Plotting code records =
--*--
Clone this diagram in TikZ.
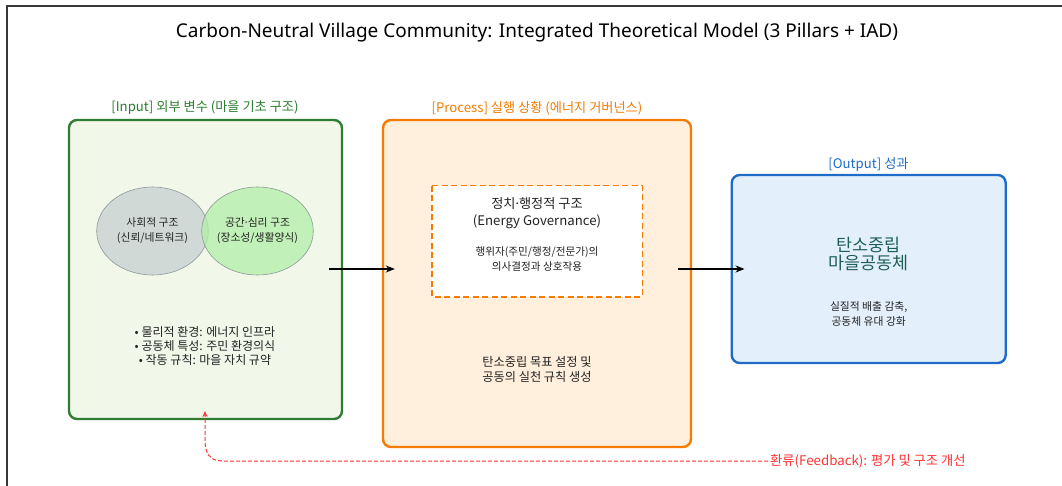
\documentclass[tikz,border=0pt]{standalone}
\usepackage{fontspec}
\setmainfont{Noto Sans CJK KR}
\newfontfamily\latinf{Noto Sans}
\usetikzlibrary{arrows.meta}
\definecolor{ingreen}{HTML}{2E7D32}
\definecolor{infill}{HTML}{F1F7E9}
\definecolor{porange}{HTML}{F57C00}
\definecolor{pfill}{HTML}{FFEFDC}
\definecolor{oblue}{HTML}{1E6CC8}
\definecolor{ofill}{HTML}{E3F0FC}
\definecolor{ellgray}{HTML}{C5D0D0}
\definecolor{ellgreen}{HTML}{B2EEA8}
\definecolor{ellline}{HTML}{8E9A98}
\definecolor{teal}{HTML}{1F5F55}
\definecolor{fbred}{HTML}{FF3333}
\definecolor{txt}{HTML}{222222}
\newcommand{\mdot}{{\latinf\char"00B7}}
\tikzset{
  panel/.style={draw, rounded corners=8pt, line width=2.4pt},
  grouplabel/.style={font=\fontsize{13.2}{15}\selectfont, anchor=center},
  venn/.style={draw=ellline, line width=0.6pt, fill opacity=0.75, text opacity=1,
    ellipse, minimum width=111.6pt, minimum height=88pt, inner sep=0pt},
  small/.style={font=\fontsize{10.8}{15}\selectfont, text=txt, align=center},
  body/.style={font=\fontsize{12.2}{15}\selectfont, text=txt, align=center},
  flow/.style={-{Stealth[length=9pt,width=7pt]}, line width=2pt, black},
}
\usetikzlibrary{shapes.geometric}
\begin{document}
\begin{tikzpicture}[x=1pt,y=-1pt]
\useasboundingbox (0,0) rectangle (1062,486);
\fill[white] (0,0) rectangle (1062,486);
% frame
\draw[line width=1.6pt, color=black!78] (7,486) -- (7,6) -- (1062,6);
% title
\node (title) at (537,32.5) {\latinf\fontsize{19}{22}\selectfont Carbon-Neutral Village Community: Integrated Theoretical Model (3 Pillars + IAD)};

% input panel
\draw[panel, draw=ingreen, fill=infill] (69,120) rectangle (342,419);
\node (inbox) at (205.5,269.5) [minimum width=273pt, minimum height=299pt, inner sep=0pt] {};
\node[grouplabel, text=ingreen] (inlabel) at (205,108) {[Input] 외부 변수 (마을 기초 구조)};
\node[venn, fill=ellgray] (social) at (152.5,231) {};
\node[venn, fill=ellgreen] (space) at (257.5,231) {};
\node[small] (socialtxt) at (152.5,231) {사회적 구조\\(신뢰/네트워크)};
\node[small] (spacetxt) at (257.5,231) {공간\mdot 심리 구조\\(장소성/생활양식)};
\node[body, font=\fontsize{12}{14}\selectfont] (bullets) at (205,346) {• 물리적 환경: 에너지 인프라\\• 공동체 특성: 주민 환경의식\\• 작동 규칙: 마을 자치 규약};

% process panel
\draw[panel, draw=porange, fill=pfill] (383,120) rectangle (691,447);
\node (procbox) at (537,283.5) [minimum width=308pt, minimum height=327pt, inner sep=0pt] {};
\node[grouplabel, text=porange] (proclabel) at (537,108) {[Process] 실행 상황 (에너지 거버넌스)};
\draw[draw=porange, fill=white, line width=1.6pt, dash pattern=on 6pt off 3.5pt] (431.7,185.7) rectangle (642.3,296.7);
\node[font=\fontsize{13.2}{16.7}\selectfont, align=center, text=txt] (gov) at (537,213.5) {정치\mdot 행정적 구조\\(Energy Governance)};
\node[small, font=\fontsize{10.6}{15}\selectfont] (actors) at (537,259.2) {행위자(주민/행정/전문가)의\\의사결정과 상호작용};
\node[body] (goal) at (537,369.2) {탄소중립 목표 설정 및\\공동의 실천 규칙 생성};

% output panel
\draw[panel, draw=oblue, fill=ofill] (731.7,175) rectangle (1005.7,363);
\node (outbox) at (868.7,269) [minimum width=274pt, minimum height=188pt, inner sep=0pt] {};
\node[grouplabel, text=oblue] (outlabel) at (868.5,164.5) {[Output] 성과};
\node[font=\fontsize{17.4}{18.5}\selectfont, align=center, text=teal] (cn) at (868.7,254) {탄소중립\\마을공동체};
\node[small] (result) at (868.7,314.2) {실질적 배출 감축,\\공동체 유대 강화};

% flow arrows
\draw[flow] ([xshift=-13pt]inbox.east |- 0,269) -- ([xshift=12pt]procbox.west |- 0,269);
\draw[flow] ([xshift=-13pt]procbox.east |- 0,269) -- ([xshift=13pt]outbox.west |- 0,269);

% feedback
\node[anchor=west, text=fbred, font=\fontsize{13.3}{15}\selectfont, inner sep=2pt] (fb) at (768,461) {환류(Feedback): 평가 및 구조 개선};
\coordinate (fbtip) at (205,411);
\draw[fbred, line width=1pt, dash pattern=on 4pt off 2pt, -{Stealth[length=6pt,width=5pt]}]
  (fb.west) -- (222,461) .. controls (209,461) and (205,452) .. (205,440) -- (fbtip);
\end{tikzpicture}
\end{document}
--*--
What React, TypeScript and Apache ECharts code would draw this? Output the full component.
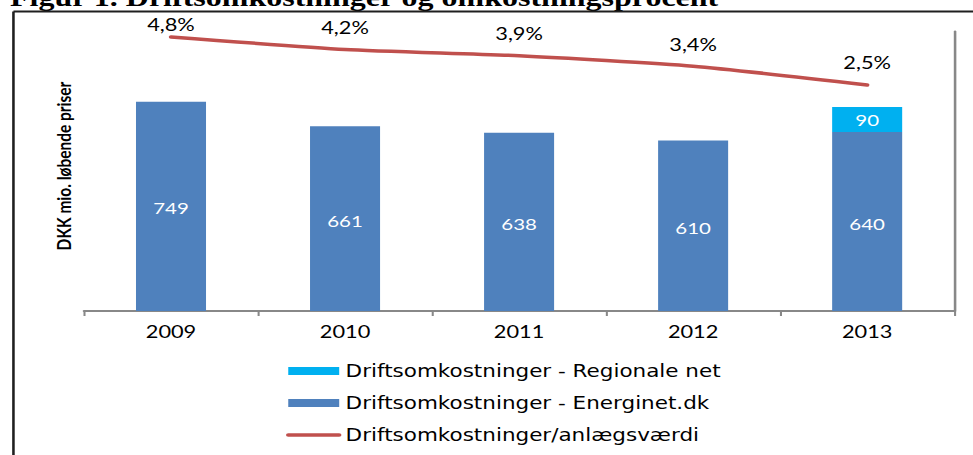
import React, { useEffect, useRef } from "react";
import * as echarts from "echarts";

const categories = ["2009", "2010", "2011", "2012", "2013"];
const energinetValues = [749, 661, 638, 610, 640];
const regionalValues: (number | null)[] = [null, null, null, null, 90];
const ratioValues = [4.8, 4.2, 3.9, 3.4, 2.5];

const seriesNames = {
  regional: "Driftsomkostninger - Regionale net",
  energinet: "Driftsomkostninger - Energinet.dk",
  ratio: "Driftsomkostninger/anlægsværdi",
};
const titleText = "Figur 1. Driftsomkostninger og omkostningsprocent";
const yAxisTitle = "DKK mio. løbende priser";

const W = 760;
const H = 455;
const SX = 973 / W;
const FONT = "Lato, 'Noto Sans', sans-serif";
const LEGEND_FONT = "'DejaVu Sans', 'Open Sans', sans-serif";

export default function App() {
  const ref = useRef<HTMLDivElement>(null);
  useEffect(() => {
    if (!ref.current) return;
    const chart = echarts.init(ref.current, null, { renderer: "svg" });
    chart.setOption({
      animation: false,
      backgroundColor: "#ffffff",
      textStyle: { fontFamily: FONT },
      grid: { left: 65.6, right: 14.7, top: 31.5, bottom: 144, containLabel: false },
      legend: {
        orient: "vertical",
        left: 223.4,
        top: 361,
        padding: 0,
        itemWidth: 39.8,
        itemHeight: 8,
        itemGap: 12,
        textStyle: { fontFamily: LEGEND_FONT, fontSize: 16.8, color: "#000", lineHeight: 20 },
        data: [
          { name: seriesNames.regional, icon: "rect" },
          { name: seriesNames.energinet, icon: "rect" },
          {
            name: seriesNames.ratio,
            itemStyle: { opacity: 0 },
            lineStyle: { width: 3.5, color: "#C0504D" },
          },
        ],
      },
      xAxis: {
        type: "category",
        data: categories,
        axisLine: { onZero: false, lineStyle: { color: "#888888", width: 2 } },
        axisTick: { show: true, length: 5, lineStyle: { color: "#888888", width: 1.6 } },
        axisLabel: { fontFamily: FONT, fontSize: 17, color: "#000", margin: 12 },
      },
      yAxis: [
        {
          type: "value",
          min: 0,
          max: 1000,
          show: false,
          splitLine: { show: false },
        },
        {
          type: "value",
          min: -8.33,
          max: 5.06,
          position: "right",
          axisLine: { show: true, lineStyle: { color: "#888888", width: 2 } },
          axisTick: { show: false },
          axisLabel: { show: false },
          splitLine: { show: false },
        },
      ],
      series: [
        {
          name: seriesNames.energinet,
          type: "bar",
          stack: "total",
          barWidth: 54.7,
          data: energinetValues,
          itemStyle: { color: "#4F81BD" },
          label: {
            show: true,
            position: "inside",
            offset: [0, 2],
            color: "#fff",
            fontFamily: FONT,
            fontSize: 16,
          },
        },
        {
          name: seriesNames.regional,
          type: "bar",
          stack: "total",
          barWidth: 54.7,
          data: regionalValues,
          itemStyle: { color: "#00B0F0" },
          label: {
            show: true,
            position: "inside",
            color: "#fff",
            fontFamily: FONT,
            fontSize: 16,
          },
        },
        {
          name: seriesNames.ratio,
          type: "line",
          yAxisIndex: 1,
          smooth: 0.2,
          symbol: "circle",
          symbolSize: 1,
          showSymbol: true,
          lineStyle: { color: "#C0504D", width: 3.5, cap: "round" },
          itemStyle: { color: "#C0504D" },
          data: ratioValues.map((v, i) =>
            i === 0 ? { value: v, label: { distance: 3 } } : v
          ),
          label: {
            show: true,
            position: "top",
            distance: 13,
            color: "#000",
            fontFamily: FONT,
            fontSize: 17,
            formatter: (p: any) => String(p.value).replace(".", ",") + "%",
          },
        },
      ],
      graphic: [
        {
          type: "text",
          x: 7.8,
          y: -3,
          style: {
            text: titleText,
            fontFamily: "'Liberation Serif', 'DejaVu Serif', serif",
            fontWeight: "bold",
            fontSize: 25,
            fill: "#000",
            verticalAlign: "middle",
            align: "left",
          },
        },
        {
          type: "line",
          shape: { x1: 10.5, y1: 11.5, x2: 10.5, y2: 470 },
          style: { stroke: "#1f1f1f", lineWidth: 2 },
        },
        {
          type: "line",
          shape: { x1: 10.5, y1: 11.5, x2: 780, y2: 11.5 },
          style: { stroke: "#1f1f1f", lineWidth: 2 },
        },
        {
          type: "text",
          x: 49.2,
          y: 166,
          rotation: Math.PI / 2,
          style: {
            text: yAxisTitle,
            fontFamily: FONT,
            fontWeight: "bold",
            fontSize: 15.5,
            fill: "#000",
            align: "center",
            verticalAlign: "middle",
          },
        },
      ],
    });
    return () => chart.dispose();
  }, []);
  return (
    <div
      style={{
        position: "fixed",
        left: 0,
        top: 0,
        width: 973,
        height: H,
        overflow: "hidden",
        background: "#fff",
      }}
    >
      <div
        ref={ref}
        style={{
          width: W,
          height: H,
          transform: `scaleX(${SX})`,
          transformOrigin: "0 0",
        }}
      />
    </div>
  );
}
--*--
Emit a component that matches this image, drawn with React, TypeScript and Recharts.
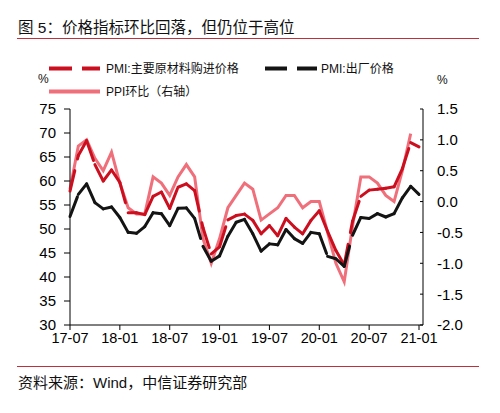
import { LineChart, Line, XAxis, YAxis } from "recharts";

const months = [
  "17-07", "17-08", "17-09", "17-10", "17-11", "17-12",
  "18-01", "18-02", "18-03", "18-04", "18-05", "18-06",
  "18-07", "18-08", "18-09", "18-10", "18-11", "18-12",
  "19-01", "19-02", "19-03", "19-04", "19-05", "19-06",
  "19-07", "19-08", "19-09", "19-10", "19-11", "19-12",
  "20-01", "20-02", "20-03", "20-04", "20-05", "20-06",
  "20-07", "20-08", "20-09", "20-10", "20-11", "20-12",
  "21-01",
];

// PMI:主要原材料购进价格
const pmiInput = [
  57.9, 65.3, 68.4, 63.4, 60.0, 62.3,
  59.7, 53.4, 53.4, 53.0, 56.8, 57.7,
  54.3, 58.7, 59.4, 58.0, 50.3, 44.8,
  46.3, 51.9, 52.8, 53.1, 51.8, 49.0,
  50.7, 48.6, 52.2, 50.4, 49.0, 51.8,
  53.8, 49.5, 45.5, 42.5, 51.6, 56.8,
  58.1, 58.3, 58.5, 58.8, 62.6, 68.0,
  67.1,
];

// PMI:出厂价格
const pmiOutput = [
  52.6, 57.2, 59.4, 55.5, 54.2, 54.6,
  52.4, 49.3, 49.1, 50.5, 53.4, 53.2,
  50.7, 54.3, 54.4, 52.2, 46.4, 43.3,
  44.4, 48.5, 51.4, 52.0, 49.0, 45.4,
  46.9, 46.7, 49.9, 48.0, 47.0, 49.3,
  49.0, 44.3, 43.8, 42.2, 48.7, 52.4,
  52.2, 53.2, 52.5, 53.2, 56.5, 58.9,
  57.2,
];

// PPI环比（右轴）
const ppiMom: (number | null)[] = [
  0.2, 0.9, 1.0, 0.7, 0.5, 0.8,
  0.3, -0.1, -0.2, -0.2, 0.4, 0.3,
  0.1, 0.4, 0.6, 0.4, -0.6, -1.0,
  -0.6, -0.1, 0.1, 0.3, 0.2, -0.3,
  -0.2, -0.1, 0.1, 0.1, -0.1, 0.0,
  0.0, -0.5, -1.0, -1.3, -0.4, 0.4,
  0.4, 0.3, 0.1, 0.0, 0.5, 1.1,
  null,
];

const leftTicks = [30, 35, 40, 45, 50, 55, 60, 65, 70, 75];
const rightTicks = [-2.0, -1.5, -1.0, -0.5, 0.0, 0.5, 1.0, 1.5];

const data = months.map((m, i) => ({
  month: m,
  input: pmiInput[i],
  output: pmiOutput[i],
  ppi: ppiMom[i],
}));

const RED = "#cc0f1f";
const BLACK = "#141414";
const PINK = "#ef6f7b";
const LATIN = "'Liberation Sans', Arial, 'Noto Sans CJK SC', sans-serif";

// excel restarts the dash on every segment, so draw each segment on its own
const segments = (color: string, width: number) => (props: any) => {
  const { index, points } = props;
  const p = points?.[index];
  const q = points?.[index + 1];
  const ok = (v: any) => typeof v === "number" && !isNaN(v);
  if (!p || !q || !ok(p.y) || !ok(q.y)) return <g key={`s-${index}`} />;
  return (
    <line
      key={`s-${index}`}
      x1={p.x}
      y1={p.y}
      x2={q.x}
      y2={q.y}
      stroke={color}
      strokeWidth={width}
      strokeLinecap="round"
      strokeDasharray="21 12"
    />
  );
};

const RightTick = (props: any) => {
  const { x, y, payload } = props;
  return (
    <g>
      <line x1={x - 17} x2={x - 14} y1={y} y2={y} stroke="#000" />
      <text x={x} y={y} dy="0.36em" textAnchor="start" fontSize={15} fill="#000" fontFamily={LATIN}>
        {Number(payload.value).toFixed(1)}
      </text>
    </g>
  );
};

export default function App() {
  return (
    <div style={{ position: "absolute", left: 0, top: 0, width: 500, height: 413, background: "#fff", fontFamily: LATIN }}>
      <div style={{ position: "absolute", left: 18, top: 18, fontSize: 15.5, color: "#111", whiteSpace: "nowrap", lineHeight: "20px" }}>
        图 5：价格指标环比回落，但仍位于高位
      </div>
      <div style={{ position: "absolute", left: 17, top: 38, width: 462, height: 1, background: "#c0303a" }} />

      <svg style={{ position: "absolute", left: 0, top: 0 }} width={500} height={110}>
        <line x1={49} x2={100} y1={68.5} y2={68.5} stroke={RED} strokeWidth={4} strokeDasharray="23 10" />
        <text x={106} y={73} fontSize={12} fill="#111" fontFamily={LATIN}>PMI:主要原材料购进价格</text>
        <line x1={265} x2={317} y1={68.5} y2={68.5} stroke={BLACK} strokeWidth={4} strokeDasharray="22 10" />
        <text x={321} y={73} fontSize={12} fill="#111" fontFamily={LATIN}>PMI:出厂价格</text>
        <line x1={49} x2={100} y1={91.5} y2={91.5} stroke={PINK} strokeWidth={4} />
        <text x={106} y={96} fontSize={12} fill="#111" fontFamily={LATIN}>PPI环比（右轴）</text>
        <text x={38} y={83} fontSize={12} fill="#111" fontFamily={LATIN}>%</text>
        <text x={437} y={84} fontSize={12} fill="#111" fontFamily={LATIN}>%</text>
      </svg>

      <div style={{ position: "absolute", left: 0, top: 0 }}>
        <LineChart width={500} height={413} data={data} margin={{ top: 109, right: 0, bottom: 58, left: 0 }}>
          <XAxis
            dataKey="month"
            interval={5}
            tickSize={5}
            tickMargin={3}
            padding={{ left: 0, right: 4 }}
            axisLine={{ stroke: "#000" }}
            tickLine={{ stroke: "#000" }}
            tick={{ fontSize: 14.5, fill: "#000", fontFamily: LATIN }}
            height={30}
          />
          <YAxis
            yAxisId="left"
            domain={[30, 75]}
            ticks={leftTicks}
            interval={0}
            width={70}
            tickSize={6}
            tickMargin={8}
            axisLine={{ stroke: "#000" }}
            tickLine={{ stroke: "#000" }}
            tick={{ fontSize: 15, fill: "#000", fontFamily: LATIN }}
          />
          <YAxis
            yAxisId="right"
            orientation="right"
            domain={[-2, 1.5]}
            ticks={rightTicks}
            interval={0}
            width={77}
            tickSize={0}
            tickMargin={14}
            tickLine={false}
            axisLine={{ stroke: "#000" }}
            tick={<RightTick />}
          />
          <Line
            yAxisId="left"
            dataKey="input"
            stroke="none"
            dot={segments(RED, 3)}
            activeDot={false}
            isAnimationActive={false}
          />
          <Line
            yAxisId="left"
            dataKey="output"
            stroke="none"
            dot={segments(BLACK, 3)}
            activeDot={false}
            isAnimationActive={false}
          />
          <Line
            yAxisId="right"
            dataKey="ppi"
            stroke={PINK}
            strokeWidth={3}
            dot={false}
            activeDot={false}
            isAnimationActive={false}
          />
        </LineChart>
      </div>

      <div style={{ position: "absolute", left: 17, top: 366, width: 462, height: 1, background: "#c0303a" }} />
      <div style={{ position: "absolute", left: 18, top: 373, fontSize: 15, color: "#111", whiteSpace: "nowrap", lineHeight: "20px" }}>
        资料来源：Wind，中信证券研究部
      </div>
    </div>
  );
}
--*--
Copy down every line of the entries containing the word "component".

Task answer =
What React, TypeScript and Apache ECharts code would draw this? Output the full component.
Emit a component that matches this image, drawn with React, TypeScript and Recharts.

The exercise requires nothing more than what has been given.